D.C. Bridges Deficient: Transportation For America Study Finds 12 Percent Of D.C. Bridges Require Maintenance, Rehabilitation Or Replacement

Yikes! How Many D.C. Bridges Are Deficient?

How many times have you driven over the Key Bridge into Georgetown or Northern Virginia?

How about the Arlington Memorial Bridge? Or the Theodore Roosevelt Bridge?

Did you ever feel unsafe?

Those three bridges, along with 28 others in the District, or 12 percent of all D.C. bridges, were found to be deficient in a report released Wednesday by Transportation for America.

The study, based on Federal Highway Administration standards, found that more than 5 percent of bridges in the greater D.C. area are considered to be deficient -- a total of 236 bridges over the 4429 in the DMV, according to WJLA. That number is below the national total -- almost 11 percent of bridges nationwide were found to be deficient.

In Virginia, 9.1 percent of bridges are deficient.

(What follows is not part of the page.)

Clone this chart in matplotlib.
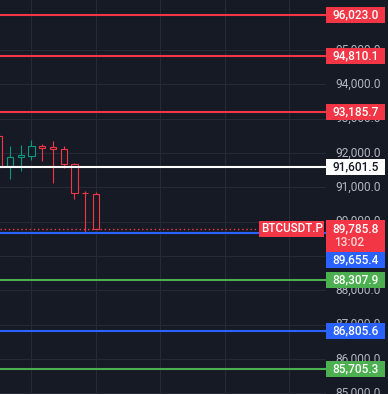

In Maryland, that number is 6.9 percent.

What do these numbers mean? The report explains that bridges that are labelled "deficient" aren't necessarily unsafe, but instead "require significant maintenance, rehabilitation or replacement."

The D.C. Department of Transportation plans to spend at least $110 million repairing structurally deficient bridges, according to DCist.

We'll leave it to you to decide how, or if, these figures affect your commuting plans.